Copy out the data below as written; omit any images.
>>>
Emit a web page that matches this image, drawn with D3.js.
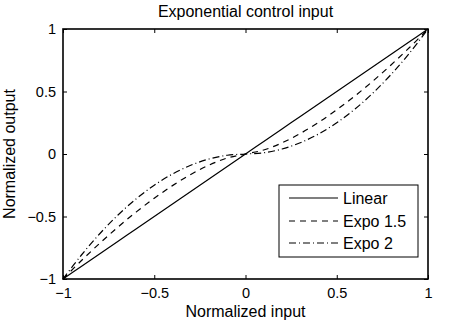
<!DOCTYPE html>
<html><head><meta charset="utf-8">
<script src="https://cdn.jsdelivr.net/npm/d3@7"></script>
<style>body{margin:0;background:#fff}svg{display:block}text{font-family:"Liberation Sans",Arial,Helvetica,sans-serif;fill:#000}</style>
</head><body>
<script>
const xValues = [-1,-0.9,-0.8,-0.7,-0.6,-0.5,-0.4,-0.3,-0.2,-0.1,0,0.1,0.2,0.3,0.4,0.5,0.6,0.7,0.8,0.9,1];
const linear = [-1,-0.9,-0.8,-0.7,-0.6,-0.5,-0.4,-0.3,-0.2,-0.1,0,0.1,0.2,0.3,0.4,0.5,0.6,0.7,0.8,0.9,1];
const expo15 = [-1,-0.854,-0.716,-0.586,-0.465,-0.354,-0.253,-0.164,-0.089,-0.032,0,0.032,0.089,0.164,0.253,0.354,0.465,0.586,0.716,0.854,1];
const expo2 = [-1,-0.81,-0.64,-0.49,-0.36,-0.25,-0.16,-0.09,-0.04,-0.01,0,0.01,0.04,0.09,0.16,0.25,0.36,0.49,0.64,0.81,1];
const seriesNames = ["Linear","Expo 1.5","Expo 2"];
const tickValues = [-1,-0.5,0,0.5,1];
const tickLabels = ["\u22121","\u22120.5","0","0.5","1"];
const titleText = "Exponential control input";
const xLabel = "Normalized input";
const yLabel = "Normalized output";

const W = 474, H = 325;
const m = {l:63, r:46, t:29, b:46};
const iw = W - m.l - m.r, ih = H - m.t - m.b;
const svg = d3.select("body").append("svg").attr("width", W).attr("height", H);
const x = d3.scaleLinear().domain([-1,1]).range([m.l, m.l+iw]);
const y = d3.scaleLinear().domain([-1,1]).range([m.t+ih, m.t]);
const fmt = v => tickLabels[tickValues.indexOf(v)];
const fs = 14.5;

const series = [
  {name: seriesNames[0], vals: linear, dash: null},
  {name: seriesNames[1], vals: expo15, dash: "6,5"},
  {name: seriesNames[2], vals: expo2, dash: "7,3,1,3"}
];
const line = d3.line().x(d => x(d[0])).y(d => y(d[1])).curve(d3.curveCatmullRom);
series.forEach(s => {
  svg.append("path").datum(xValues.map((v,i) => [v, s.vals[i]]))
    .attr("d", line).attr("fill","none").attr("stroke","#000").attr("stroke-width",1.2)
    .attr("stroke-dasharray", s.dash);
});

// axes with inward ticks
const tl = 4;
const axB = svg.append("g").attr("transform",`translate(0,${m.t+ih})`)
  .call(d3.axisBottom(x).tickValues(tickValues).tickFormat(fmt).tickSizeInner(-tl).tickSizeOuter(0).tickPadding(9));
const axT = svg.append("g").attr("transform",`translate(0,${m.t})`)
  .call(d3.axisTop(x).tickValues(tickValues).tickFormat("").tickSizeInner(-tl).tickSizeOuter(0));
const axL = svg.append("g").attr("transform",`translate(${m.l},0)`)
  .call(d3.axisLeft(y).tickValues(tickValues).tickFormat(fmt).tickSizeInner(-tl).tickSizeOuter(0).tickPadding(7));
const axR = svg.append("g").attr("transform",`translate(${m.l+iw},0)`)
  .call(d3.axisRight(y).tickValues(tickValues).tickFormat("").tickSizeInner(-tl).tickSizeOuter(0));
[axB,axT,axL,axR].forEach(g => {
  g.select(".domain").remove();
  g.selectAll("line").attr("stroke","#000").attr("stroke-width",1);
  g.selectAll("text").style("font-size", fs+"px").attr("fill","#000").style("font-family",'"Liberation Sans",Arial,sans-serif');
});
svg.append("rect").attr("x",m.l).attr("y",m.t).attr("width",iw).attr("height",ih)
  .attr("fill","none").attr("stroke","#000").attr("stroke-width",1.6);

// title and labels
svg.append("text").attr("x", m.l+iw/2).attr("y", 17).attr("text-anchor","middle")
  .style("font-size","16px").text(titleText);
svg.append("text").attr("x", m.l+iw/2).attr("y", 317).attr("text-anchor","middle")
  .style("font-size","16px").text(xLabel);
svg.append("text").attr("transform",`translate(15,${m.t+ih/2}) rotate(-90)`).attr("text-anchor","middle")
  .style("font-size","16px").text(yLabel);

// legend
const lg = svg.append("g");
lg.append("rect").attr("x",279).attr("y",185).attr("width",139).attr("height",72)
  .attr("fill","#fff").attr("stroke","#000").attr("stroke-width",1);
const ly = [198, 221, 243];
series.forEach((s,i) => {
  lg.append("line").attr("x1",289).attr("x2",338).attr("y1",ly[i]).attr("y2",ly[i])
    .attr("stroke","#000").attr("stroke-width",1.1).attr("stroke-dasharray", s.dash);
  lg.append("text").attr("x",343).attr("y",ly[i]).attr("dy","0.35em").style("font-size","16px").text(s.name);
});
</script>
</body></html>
<<<
TASK RESULT:
Emit a web page that matches this image, drawn with D3.js.
<!DOCTYPE html>
<html><head><meta charset="utf-8">
<script src="https://cdn.jsdelivr.net/npm/d3@7"></script>
<style>body{margin:0;background:#fff}svg{display:block}text{font-family:"Liberation Sans",Arial,Helvetica,sans-serif;fill:#000}</style>
</head><body>
<script>
const xValues = [-1,-0.9,-0.8,-0.7,-0.6,-0.5,-0.4,-0.3,-0.2,-0.1,0,0.1,0.2,0.3,0.4,0.5,0.6,0.7,0.8,0.9,1];
const linear = [-1,-0.9,-0.8,-0.7,-0.6,-0.5,-0.4,-0.3,-0.2,-0.1,0,0.1,0.2,0.3,0.4,0.5,0.6,0.7,0.8,0.9,1];
const expo15 = [-1,-0.854,-0.716,-0.586,-0.465,-0.354,-0.253,-0.164,-0.089,-0.032,0,0.032,0.089,0.164,0.253,0.354,0.465,0.586,0.716,0.854,1];
const expo2 = [-1,-0.81,-0.64,-0.49,-0.36,-0.25,-0.16,-0.09,-0.04,-0.01,0,0.01,0.04,0.09,0.16,0.25,0.36,0.49,0.64,0.81,1];
const seriesNames = ["Linear","Expo 1.5","Expo 2"];
const tickValues = [-1,-0.5,0,0.5,1];
const tickLabels = ["\u22121","\u22120.5","0","0.5","1"];
const titleText = "Exponential control input";
const xLabel = "Normalized input";
const yLabel = "Normalized output";

const W = 474, H = 325;
const m = {l:63, r:46, t:29, b:46};
const iw = W - m.l - m.r, ih = H - m.t - m.b;
const svg = d3.select("body").append("svg").attr("width", W).attr("height", H);
const x = d3.scaleLinear().domain([-1,1]).range([m.l, m.l+iw]);
const y = d3.scaleLinear().domain([-1,1]).range([m.t+ih, m.t]);
const fmt = v => tickLabels[tickValues.indexOf(v)];
const fs = 14.5;

const series = [
  {name: seriesNames[0], vals: linear, dash: null},
  {name: seriesNames[1], vals: expo15, dash: "6,5"},
  {name: seriesNames[2], vals: expo2, dash: "7,3,1,3"}
];
const line = d3.line().x(d => x(d[0])).y(d => y(d[1])).curve(d3.curveCatmullRom);
series.forEach(s => {
  svg.append("path").datum(xValues.map((v,i) => [v, s.vals[i]]))
    .attr("d", line).attr("fill","none").attr("stroke","#000").attr("stroke-width",1.2)
    .attr("stroke-dasharray", s.dash);
});

// axes with inward ticks
const tl = 4;
const axB = svg.append("g").attr("transform",`translate(0,${m.t+ih})`)
  .call(d3.axisBottom(x).tickValues(tickValues).tickFormat(fmt).tickSizeInner(-tl).tickSizeOuter(0).tickPadding(9));
const axT = svg.append("g").attr("transform",`translate(0,${m.t})`)
  .call(d3.axisTop(x).tickValues(tickValues).tickFormat("").tickSizeInner(-tl).tickSizeOuter(0));
const axL = svg.append("g").attr("transform",`translate(${m.l},0)`)
  .call(d3.axisLeft(y).tickValues(tickValues).tickFormat(fmt).tickSizeInner(-tl).tickSizeOuter(0).tickPadding(7));
const axR = svg.append("g").attr("transform",`translate(${m.l+iw},0)`)
  .call(d3.axisRight(y).tickValues(tickValues).tickFormat("").tickSizeInner(-tl).tickSizeOuter(0));
[axB,axT,axL,axR].forEach(g => {
  g.select(".domain").remove();
  g.selectAll("line").attr("stroke","#000").attr("stroke-width",1);
  g.selectAll("text").style("font-size", fs+"px").attr("fill","#000").style("font-family",'"Liberation Sans",Arial,sans-serif');
});
svg.append("rect").attr("x",m.l).attr("y",m.t).attr("width",iw).attr("height",ih)
  .attr("fill","none").attr("stroke","#000").attr("stroke-width",1.6);

// title and labels
svg.append("text").attr("x", m.l+iw/2).attr("y", 17).attr("text-anchor","middle")
  .style("font-size","16px").text(titleText);
svg.append("text").attr("x", m.l+iw/2).attr("y", 317).attr("text-anchor","middle")
  .style("font-size","16px").text(xLabel);
svg.append("text").attr("transform",`translate(15,${m.t+ih/2}) rotate(-90)`).attr("text-anchor","middle")
  .style("font-size","16px").text(yLabel);

// legend
const lg = svg.append("g");
lg.append("rect").attr("x",279).attr("y",185).attr("width",139).attr("height",72)
  .attr("fill","#fff").attr("stroke","#000").attr("stroke-width",1);
const ly = [198, 221, 243];
series.forEach((s,i) => {
  lg.append("line").attr("x1",289).attr("x2",338).attr("y1",ly[i]).attr("y2",ly[i])
    .attr("stroke","#000").attr("stroke-width",1.1).attr("stroke-dasharray", s.dash);
  lg.append("text").attr("x",343).attr("y",ly[i]).attr("dy","0.35em").style("font-size","16px").text(s.name);
});
</script>
</body></html>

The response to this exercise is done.